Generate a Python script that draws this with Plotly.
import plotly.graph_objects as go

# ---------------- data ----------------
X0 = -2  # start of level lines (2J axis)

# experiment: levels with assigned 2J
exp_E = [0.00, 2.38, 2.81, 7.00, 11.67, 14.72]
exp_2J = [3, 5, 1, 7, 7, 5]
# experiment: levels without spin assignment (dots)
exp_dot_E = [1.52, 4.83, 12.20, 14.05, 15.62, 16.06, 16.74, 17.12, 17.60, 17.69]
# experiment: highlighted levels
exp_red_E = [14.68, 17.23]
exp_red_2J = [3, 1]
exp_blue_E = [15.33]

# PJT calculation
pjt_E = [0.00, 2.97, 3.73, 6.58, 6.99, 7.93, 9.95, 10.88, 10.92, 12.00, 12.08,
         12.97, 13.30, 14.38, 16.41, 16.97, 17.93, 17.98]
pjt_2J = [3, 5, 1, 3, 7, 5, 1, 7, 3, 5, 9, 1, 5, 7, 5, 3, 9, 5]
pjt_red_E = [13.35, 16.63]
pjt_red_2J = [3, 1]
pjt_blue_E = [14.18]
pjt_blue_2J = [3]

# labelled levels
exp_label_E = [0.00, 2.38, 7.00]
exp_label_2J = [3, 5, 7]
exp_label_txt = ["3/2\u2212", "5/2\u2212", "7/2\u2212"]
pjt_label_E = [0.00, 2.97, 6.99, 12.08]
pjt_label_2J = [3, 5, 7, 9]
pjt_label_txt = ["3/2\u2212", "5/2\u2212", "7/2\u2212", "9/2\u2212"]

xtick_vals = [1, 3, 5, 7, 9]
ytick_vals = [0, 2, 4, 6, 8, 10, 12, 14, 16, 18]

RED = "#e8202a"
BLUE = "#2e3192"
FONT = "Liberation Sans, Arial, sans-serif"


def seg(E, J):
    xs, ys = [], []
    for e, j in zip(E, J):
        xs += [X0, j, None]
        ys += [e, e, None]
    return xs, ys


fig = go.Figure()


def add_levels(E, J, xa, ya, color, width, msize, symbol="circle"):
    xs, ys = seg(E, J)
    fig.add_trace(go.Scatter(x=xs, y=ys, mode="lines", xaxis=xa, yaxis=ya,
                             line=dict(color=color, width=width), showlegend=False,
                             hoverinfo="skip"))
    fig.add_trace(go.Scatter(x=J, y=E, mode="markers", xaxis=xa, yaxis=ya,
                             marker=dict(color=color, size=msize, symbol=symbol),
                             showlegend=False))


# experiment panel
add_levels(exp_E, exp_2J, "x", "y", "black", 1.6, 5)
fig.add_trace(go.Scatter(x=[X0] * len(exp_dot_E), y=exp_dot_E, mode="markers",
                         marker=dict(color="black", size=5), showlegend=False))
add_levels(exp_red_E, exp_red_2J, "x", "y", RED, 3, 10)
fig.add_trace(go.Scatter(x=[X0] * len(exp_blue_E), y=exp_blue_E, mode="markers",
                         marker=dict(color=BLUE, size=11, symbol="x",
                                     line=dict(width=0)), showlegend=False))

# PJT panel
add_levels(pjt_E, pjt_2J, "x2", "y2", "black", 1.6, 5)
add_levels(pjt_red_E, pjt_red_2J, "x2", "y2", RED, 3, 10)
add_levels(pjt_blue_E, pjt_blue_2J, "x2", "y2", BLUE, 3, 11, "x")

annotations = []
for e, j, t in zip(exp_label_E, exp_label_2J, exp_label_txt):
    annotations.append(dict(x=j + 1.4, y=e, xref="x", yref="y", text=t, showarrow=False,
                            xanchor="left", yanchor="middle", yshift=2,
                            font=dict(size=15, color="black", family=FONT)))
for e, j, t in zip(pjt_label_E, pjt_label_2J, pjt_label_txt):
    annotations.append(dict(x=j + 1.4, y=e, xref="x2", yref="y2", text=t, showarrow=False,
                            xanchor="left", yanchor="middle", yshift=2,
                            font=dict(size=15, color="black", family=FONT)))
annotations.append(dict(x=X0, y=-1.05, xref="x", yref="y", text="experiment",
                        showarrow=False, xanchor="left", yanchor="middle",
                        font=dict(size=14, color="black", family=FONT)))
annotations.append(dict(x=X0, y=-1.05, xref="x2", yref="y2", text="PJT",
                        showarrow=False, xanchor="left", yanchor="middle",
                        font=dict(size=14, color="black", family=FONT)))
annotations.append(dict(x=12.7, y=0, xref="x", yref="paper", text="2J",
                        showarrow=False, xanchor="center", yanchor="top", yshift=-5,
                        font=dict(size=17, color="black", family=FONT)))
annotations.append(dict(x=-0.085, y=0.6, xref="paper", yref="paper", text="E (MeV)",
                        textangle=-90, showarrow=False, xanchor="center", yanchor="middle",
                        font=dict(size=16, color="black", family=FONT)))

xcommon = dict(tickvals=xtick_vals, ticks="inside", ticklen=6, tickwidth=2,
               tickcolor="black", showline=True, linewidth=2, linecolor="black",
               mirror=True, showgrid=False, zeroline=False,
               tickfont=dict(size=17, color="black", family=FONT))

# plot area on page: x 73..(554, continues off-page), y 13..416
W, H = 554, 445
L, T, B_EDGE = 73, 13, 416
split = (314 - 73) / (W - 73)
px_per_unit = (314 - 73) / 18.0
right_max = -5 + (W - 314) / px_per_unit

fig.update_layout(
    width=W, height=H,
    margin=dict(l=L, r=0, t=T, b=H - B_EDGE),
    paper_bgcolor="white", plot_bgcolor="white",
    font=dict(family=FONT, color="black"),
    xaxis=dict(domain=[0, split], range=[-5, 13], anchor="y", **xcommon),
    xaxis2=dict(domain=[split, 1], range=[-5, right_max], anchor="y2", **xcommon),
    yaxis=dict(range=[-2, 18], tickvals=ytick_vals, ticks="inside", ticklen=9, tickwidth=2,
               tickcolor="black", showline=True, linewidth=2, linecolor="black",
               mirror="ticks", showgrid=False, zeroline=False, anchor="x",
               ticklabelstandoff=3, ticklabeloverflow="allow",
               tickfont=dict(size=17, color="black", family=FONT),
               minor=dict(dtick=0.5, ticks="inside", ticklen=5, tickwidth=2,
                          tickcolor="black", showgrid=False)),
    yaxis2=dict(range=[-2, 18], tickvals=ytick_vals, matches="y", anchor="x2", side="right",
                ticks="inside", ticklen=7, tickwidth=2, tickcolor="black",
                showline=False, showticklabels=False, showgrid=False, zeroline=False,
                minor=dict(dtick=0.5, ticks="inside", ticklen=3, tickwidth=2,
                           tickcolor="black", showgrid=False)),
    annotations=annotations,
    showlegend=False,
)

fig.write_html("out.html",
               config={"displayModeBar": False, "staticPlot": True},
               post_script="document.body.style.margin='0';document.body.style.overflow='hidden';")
===
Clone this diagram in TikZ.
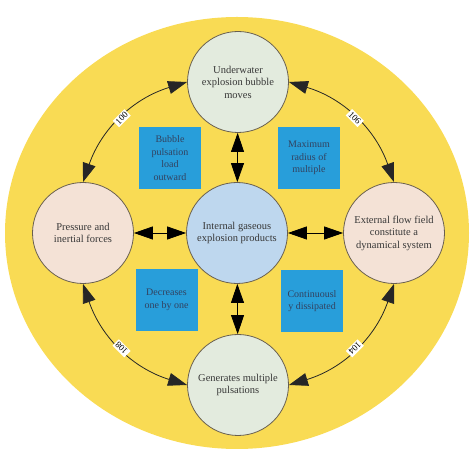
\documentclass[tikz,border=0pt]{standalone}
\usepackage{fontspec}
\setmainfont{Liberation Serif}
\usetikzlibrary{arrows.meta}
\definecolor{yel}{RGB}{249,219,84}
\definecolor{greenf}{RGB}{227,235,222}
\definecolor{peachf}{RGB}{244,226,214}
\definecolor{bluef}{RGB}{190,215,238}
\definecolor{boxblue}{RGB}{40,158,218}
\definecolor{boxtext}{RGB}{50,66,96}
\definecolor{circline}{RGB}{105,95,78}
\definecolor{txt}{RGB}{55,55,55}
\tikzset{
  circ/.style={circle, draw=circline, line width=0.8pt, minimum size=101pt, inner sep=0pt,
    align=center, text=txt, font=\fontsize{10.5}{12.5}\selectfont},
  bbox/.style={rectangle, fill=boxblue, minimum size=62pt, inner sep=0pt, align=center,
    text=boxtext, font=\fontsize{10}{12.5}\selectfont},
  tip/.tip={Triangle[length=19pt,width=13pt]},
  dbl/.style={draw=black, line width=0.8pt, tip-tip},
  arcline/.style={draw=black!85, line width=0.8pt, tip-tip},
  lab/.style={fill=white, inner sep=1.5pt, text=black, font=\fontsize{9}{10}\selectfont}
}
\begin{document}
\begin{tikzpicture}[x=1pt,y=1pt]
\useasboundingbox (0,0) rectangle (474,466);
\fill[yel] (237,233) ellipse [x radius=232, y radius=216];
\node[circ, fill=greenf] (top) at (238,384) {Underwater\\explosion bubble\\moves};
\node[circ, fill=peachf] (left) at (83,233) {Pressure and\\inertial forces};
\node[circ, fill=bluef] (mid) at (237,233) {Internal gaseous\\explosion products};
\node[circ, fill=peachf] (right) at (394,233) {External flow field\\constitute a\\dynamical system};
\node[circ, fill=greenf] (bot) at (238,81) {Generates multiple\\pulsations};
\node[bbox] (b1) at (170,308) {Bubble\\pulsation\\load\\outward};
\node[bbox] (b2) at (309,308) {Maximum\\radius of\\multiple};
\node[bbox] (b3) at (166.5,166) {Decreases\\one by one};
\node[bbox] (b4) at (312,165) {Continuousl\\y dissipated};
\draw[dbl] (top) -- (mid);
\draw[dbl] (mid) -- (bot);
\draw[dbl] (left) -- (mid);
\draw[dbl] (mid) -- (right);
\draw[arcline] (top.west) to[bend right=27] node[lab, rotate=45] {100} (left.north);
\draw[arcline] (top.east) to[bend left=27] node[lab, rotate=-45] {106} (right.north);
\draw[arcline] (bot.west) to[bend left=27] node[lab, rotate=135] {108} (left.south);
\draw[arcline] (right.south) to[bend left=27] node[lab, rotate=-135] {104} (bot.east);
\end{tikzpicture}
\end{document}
===
AIM OF THE TASK: Start at the line with "Generate a Python", stop at the line with "lines (2J axis)", and return every line in that stretch exactly, those two included.

CORRECT ANSWER:
Generate a Python script that draws this with Plotly.
import plotly.graph_objects as go

# ---------------- data ----------------
X0 = -2  # start of level lines (2J axis)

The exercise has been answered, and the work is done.